Author: Kathy Manos Penn
Published: February 2020 by Manos Penn & Ink
Category: Cosy Murder/Mystery, Contemporary Fiction, Book Review
Do you like heroines who’ve lived a little? Who’ve suffered life’s ups and downs but kept on trucking? Then you’ll love Leta Parker and her new friends in the Cotswold village of Astonbury.
When tragedy strikes Leta Parker’s life, the successful banker and closet sleuth chases a lifelong dream to retire to England. Leaving her friends and neighbors in Atlanta, she settles into Astonbury with her talkative dog and cat, Dickens and Christie.
Leta Parker’s life changed irrevocably when her husband was killed in an accident while they were out biking. Eighteen months later she had fulfilled her dream of retiring to England and has a pretty, restored and cosy cottage in the Cotswolds. All she needs now is to pick up Dickens, a dwarf Pyrenees and Christie the black cat, from the airport. They both have a moan (literally) and Christie particularly has plenty to say about being crated for the journey. Leta is a female Dr Doolittle and can actually communicate with animals. It’s a fun twist, I’ve often thought it would be perfect I could understand ‘dog speak’. I’m glad, however, that the animals were portrayed and treated as pets and not given human traits (apart from the obvious)
How life has changed for the three of us. A new home, a new country … and a new life … without Henry. I wondered whether the animals missed him as much as I did.
Leta has settled into her new life and made some good friends, including fellow ex-pat, Wendy. One morning, on a walk with Dickens, she is shocked and distressed to discover a body in suspicious circumstances. After speaking to the police, Leta feels the need for Wendy’s company and the discussion makes them, and Wendy’s mum Belle, aware they don’t really know the victim, although most people in the village see her in one capacity or another.

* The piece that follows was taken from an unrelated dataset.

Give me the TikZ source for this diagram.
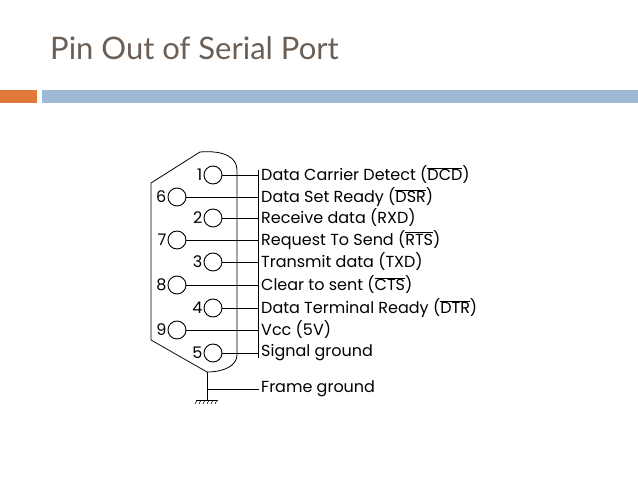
\documentclass[tikz,border=0pt]{standalone}
\usepackage{fontspec}
\setmainfont{Poppins}
\newfontfamily\titlefont{Lato}
\definecolor{titlegray}{HTML}{6A5E55}
\definecolor{barorange}{HTML}{E0793A}
\definecolor{barblue}{HTML}{9DB9D6}
\begin{document}
\begin{tikzpicture}[x=1pt,y=-1pt,
  lab/.style={anchor=west,inner sep=0pt,font=\fontsize{16}{16}\selectfont},
  pin/.style={draw,circle,minimum size=18pt,inner sep=0pt,line width=0.9pt},
  num/.style={anchor=east,inner sep=0pt,font=\fontsize{16}{16}\selectfont},
  wire/.style={line width=0.9pt}]
\useasboundingbox (0,0) rectangle (638,478);
\node[anchor=west,inner sep=0pt,text=titlegray,font=\titlefont\fontsize{31}{31}\selectfont] (title) at (50,48) {Pin Out of Serial Port};
\fill[barorange] (0,90) rectangle (37,103);
\fill[barblue] (42,90) rectangle (638,103);
% shell
\draw[line width=0.8pt] (151,340) -- (151,183) -- (200,152) .. controls (225,150) and (237,158) .. (237,170) -- (237,355) .. controls (237,365) and (225,372) .. (207,372) -- cycle;
\foreach \n/\y/\x/\t in {1/175/213/{Data Carrier Detect (\hbox{$\overline{\hbox{DCD}}$})},
 6/197/177/{Data Set Ready (\hbox{$\overline{\hbox{DSR}}$})},
 2/218/213/{Receive data (RXD)},
 7/240/177/{Request To Send (\hbox{$\overline{\hbox{RTS}}$})},
 3/262/213/{Transmit data (TXD)},
 8/285/177/{Clear to sent (\hbox{$\overline{\hbox{CTS}}$})},
 4/308/213/{Data Terminal Ready (\hbox{$\overline{\hbox{DTR}}$})},
 9/330/177/{Vcc (5V)},
 5/353/213/{Signal ground}}{
  \node[pin] (p\n) at (\x,\y) {};
  \node[num] (n\n) at ([xshift=-1pt]p\n.west) {\n};
  \node[lab] (t\n) at (261,\y) {\t};
  \draw[wire] (p\n.east) -- ([xshift=-2pt]t\n.west);
}
\draw[wire] (258,170) -- (258,358);
\coordinate (g0) at (207,372);
\coordinate (g1) at (207,400);
\node[lab] (fg) at (261,389) {Frame ground};
\draw[wire] (g0) -- (g1);
\draw[wire] (207,389) -- ([xshift=-2pt]fg.west);
\draw[line width=0.7pt] (196,400) -- (218,400);
\foreach \i in {0,...,5}{\draw[line width=0.5pt] (197+4*\i,400) -- (195+4*\i,404);}
\end{tikzpicture}
\end{document}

After Wendy helped her mum into the kitchen, she asked me to tell the story again. Every time I repeated it, I found the telling got a bit easier. I almost made it through this time without tears. Belle braced herself on her cane and leaned over to give me a hug.
Leta and Wendy discover there are multiple potential suspects, even as they shy away from the awful thought of one of their friends being the culprit.
A steady initial build up allows the reader to get acquainted with the characters and form mental images. I enjoyed how J.M. Barrie and his works were written into the story, with a plot line that wouldn’t be beyond the realms of possibility. And, as always, I love being familiar with the places mentioned in the story. They brought back lots of lovely memories. A quirky and enjoyable cosy mystery.
I chose to read and review Bells, Tails & Murder for Rosie Amber’s book review team, based on a digital copy kindly supplied by the author.
Book links ~ Amazon | Book Depository | Amazon US
As a corporate escapee, Kathy Manos Penn went from crafting change communications to plotting page-turners. Adhering to the adage to “write what you know,” she populates her mysteries with well-read, witty senior women, a sassy cat, and a loyal dog. The murders and talking pets, however, exist only in her imagination.
Years ago, when she stumbled onto a side job as a columnist for a local paper, she saw the opportunity as an entertaining diversion from the corporate grind. Little did she know that her serendipitous foray into writing “whatever struck her fancy” would lead to a cozy mystery series.
How does she describe her life? “I’m living a dream I never knew I had. Picture me sitting serenely at my desk, surrounded by the four-legged office assistants who inspire the personalities of Dickens & Christie. Why is Dickens a fiend for belly rubs? Because my real-life dog is. The same goes for Christie’s finicky eating habits and penchant for lolling on top of the desk or in the file drawer. She gets it from my calico cat who right this minute is lying on the desk swishing her tail and deciding which pen or pencil to knock to the floor next.”